**PROBLEM TO SOLVE**
Take the entries below and print only the lines from the one with "Clone this chart in seaborn and matplotlib." through the one with "import matplotlib.colors as mcolors", exactly as they stand, both ends included.

===== GIVEN ENTRIES

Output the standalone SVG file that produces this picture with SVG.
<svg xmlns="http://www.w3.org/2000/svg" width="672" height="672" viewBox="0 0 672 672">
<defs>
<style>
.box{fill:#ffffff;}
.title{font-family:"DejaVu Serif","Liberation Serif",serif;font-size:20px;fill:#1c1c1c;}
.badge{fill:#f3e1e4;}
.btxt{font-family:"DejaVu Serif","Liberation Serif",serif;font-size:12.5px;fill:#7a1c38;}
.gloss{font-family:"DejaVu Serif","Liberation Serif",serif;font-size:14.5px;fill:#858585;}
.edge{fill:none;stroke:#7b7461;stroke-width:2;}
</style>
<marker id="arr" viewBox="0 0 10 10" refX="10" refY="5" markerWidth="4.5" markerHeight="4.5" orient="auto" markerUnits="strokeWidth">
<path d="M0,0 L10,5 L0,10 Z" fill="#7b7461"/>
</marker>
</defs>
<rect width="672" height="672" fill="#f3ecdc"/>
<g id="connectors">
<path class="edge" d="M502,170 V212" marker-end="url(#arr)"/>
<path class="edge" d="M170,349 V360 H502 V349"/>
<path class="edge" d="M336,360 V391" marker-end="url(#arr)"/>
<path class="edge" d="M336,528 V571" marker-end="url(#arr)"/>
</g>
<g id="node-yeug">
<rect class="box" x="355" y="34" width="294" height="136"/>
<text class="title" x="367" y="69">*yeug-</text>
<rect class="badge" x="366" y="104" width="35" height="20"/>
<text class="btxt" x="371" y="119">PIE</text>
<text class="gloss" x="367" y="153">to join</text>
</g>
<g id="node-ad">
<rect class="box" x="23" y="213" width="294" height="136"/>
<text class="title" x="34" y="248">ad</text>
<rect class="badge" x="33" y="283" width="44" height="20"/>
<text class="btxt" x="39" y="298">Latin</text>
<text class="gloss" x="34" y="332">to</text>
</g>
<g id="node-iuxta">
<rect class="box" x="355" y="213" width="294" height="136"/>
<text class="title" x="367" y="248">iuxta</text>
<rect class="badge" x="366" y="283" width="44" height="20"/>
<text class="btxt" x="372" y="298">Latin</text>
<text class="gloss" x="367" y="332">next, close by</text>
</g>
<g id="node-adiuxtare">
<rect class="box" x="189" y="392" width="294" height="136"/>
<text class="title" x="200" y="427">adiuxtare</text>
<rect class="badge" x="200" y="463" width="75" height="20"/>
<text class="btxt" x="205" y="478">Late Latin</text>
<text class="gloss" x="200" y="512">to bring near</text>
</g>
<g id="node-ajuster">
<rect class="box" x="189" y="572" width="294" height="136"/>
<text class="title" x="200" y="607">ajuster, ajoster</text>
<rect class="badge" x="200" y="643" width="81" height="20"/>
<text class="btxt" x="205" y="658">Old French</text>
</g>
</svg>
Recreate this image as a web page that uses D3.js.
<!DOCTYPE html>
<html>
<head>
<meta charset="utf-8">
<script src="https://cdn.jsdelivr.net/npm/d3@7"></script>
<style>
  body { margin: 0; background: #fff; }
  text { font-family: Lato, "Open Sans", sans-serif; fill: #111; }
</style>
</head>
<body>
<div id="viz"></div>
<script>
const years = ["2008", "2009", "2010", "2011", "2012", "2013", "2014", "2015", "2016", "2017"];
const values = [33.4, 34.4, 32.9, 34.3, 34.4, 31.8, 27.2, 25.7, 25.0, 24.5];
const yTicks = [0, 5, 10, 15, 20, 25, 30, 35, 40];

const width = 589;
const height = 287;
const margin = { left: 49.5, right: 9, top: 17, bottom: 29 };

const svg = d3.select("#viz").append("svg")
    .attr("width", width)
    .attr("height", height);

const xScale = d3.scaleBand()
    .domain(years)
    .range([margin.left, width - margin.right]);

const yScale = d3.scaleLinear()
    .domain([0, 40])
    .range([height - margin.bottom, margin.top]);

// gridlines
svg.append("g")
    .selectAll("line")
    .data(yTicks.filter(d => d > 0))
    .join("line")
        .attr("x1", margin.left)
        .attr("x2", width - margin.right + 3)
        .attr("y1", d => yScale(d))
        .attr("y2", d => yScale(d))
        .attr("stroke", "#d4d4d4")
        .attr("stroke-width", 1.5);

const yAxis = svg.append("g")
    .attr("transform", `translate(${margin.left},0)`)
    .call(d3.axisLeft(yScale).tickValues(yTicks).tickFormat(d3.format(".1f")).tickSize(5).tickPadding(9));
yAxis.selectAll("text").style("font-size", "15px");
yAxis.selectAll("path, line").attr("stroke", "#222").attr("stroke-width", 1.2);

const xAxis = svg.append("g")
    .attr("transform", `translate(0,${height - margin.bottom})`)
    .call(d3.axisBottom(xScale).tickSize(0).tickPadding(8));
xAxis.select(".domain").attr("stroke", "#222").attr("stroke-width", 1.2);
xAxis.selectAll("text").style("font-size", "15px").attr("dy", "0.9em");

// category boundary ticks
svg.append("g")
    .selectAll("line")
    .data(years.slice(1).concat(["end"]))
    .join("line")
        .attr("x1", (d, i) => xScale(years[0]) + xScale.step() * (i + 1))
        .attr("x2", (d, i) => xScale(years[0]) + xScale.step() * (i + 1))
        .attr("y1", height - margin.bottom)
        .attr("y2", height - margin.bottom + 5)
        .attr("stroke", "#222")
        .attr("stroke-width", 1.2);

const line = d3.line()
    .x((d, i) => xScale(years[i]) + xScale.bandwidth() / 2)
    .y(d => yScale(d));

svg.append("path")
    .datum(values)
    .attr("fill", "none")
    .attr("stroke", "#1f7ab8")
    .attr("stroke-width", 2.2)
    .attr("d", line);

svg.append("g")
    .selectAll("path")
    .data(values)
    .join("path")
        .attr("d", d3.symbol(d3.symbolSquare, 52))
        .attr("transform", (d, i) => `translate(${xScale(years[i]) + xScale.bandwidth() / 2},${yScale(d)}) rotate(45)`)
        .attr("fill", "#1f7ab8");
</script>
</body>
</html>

==========
===== GIVEN ENTRIES

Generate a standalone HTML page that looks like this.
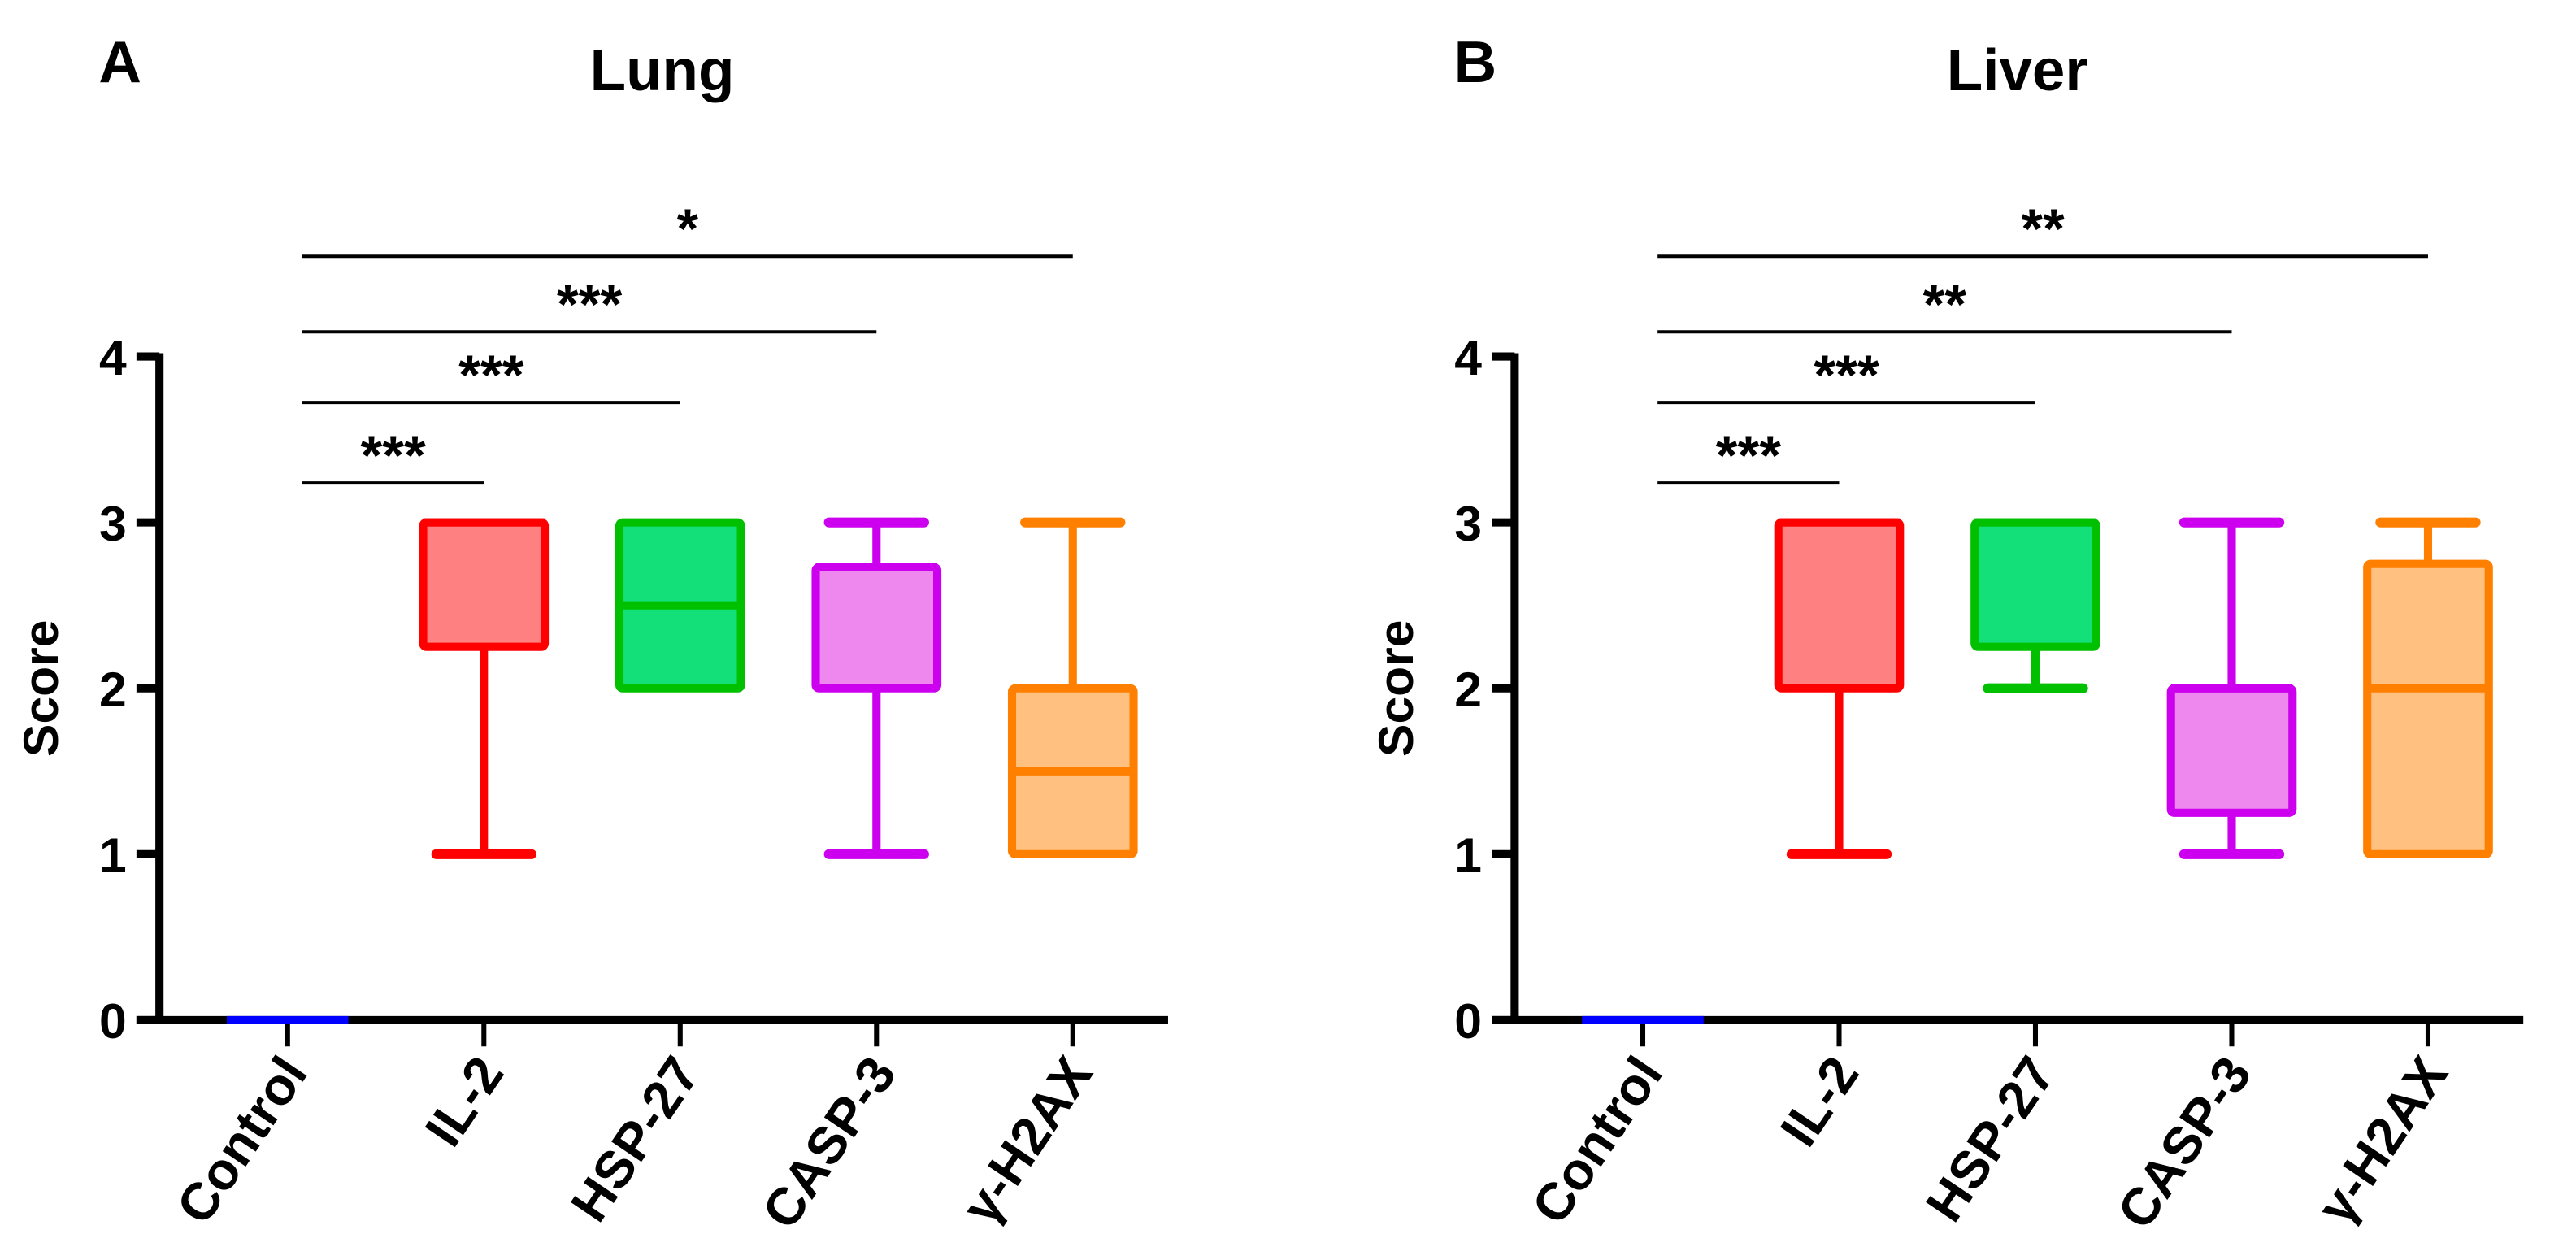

==========
===== GIVEN ENTRIES

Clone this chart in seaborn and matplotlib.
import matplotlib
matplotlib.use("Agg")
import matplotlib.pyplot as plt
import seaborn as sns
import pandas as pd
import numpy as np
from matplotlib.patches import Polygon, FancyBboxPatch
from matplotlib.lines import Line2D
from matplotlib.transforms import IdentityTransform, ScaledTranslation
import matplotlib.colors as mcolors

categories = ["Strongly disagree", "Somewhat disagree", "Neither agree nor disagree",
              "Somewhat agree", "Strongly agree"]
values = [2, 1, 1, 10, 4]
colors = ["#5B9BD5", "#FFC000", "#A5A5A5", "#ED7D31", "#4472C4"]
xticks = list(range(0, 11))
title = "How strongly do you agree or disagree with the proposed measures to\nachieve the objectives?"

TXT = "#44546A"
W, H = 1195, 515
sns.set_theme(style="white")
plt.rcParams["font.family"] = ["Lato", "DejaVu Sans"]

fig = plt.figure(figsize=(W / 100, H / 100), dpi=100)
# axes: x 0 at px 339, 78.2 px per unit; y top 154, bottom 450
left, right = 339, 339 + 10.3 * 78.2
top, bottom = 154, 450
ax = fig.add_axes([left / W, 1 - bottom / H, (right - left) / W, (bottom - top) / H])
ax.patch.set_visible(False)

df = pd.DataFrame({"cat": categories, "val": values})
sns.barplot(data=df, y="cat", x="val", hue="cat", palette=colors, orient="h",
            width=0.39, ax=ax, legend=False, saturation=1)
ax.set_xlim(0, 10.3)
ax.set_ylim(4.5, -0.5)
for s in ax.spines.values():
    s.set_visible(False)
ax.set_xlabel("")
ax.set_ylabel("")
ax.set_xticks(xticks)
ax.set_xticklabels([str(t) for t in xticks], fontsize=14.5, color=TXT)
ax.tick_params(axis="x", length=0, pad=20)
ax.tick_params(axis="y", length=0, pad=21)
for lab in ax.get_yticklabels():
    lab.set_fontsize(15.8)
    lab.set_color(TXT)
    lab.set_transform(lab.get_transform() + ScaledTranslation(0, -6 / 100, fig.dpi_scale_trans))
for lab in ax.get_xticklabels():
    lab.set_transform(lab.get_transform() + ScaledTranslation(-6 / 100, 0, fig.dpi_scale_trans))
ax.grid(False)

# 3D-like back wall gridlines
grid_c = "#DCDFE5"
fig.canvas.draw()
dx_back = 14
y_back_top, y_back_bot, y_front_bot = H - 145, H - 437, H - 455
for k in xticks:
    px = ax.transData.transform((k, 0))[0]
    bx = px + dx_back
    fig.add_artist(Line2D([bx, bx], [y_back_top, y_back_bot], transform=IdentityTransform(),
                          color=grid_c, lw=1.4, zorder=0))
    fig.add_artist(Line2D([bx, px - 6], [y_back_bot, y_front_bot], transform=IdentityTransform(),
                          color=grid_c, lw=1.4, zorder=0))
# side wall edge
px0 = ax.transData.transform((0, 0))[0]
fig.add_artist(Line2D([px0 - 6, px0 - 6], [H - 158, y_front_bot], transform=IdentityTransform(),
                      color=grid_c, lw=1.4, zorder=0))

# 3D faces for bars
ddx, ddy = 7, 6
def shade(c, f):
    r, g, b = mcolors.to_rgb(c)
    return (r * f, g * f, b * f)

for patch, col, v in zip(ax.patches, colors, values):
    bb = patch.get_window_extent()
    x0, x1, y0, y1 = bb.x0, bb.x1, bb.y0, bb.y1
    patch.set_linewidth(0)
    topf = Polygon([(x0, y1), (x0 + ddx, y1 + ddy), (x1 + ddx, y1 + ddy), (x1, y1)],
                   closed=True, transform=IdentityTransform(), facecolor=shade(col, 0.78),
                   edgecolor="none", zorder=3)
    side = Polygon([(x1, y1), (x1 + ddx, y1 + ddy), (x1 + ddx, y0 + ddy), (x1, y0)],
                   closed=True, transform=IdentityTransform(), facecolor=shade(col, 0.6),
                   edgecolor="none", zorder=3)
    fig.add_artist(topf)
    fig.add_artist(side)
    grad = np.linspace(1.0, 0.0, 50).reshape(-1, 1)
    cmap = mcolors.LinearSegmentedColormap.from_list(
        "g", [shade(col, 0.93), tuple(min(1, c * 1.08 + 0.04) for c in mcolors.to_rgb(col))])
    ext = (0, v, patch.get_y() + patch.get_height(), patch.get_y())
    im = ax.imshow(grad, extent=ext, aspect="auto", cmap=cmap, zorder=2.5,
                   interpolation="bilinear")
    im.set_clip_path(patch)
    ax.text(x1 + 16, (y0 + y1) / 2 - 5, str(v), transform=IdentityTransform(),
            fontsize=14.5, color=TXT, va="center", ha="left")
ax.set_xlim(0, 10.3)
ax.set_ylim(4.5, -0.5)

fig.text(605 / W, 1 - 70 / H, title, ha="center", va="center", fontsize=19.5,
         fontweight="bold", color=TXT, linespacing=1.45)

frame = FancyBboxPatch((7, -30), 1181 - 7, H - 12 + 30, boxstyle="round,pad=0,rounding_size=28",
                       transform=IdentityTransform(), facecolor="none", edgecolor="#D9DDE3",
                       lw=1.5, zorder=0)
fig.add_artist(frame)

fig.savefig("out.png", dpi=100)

==========

**THE REPLY**
Clone this chart in seaborn and matplotlib.
import matplotlib
matplotlib.use("Agg")
import matplotlib.pyplot as plt
import seaborn as sns
import pandas as pd
import numpy as np
from matplotlib.patches import Polygon, FancyBboxPatch
from matplotlib.lines import Line2D
from matplotlib.transforms import IdentityTransform, ScaledTranslation
import matplotlib.colors as mcolors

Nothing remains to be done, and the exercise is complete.